**WHAT NEEDS TO BE DONE**
Leaving out the pictures, retype the lines from the beginning of the listing through the line containing "winter_D199 = [-0.24, -0.09, -0.12, -0.09]".

[Entries with chart source code]
......

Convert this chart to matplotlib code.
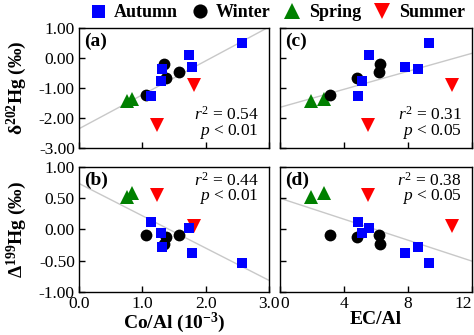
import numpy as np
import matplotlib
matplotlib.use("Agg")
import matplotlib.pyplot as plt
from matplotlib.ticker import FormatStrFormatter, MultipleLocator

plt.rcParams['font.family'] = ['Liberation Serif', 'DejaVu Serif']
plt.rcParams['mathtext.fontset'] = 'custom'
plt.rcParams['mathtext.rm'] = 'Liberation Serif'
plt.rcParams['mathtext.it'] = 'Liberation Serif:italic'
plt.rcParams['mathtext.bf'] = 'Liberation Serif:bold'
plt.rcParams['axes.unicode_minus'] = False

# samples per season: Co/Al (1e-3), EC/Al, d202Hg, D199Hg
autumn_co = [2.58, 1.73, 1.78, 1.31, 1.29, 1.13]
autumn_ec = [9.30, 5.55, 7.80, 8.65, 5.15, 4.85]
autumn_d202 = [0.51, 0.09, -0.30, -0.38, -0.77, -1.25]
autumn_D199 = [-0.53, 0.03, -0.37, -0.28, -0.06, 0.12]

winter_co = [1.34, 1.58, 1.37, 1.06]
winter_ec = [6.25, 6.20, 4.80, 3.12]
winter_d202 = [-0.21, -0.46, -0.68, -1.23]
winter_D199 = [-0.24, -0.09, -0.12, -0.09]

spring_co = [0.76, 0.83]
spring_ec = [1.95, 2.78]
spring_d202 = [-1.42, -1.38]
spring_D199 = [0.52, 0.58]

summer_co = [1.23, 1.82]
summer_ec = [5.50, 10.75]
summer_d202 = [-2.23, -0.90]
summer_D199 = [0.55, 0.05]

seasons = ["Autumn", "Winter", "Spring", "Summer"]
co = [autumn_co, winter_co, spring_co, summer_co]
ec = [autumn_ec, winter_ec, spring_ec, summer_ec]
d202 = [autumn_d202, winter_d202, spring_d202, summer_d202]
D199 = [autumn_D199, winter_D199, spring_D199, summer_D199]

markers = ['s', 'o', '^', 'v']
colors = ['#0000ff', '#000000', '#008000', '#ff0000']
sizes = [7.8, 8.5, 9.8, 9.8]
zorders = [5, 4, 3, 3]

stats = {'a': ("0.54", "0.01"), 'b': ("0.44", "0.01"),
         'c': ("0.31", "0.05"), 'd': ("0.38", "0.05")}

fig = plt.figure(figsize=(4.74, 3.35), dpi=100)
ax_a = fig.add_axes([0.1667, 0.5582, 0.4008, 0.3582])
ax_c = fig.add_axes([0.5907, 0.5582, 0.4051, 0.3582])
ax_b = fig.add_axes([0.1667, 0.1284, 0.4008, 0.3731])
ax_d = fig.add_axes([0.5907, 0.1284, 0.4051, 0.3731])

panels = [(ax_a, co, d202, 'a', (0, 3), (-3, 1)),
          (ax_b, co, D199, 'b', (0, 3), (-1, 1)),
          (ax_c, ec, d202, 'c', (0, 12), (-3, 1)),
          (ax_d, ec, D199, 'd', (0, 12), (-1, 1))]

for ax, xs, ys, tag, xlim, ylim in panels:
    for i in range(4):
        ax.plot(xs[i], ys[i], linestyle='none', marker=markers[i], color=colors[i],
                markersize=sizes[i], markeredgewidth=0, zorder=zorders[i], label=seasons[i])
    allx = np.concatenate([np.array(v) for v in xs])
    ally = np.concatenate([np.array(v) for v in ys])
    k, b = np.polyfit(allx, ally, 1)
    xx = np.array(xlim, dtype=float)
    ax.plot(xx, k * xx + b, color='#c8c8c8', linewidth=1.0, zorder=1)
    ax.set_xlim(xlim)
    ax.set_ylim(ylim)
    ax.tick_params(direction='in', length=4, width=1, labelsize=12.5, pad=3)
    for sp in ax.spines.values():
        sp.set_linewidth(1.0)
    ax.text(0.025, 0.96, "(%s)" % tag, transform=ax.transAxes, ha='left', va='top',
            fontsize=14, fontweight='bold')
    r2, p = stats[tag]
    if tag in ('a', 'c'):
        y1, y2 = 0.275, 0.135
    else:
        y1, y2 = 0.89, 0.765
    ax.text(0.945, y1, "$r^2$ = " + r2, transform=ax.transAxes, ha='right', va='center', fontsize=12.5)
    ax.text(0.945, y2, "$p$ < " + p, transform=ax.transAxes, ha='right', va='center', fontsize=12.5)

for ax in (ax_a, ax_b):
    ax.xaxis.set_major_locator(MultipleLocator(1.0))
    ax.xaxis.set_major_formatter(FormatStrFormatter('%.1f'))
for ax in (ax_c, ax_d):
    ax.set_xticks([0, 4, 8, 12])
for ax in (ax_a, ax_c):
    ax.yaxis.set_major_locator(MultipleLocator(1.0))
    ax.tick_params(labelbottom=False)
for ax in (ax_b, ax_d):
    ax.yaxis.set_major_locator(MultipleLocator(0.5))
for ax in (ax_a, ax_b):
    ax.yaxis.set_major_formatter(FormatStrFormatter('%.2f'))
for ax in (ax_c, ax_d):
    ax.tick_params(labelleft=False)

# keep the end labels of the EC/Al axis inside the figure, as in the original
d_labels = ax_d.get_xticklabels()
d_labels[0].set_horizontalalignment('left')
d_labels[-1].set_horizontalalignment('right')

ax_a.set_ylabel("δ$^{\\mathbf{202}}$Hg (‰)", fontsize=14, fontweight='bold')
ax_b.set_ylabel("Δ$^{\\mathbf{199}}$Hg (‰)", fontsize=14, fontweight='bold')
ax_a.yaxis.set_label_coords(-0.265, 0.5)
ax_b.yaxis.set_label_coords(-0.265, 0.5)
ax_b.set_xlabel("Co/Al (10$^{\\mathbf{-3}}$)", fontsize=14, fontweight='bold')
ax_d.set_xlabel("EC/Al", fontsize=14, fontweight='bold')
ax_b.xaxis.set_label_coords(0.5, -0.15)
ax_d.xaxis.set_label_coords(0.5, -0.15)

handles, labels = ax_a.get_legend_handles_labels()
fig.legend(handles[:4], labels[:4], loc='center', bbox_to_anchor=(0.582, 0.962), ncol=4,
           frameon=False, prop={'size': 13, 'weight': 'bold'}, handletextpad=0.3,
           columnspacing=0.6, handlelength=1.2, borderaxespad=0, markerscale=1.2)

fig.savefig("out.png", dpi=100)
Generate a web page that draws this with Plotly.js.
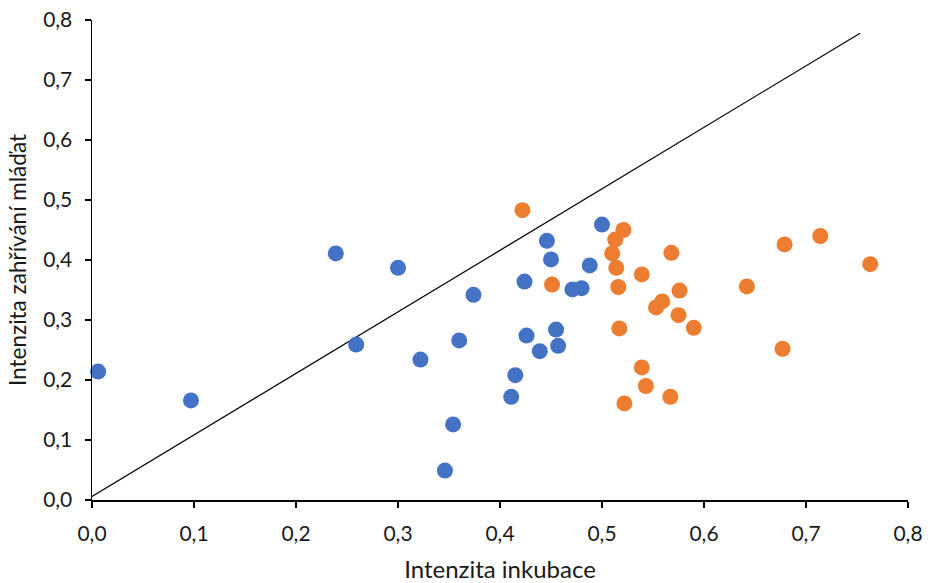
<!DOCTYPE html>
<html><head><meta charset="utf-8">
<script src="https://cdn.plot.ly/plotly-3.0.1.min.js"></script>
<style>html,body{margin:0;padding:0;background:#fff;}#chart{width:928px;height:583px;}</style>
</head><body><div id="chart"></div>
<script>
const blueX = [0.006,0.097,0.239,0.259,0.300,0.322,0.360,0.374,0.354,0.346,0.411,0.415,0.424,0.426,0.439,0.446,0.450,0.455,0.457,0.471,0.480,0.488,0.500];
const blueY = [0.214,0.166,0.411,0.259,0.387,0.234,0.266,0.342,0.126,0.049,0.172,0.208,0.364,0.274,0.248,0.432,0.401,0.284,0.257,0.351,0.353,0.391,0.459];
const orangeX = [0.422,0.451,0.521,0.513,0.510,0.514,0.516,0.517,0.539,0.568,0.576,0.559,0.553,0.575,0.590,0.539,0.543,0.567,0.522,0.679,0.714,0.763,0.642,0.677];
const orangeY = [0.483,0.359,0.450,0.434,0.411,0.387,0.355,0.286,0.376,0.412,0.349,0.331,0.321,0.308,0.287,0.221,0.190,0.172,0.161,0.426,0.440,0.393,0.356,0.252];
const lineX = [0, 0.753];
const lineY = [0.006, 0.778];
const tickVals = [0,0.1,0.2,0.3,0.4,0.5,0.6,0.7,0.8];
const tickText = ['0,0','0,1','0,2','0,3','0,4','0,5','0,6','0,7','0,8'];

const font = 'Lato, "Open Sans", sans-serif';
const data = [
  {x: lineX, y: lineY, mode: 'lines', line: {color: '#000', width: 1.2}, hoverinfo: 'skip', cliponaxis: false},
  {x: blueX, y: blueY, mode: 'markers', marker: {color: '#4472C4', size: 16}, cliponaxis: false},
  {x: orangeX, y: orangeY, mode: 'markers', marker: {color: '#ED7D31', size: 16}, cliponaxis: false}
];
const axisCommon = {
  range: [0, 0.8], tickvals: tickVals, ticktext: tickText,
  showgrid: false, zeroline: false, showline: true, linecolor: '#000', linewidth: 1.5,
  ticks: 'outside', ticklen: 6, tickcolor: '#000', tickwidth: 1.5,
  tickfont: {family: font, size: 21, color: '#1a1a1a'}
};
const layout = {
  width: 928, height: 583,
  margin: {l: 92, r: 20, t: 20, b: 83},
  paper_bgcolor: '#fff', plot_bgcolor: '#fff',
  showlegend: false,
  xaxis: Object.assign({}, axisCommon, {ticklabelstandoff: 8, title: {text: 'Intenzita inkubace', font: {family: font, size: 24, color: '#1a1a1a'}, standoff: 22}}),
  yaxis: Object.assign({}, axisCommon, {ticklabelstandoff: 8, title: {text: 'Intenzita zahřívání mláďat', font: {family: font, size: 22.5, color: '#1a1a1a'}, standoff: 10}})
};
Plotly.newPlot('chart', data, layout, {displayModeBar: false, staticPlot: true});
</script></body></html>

......

**EXERCISE RESULT**
Convert this chart to matplotlib code.
import numpy as np
import matplotlib
matplotlib.use("Agg")
import matplotlib.pyplot as plt
from matplotlib.ticker import FormatStrFormatter, MultipleLocator

plt.rcParams['font.family'] = ['Liberation Serif', 'DejaVu Serif']
plt.rcParams['mathtext.fontset'] = 'custom'
plt.rcParams['mathtext.rm'] = 'Liberation Serif'
plt.rcParams['mathtext.it'] = 'Liberation Serif:italic'
plt.rcParams['mathtext.bf'] = 'Liberation Serif:bold'
plt.rcParams['axes.unicode_minus'] = False

# samples per season: Co/Al (1e-3), EC/Al, d202Hg, D199Hg
autumn_co = [2.58, 1.73, 1.78, 1.31, 1.29, 1.13]
autumn_ec = [9.30, 5.55, 7.80, 8.65, 5.15, 4.85]
autumn_d202 = [0.51, 0.09, -0.30, -0.38, -0.77, -1.25]
autumn_D199 = [-0.53, 0.03, -0.37, -0.28, -0.06, 0.12]

winter_co = [1.34, 1.58, 1.37, 1.06]
winter_ec = [6.25, 6.20, 4.80, 3.12]
winter_d202 = [-0.21, -0.46, -0.68, -1.23]
winter_D199 = [-0.24, -0.09, -0.12, -0.09]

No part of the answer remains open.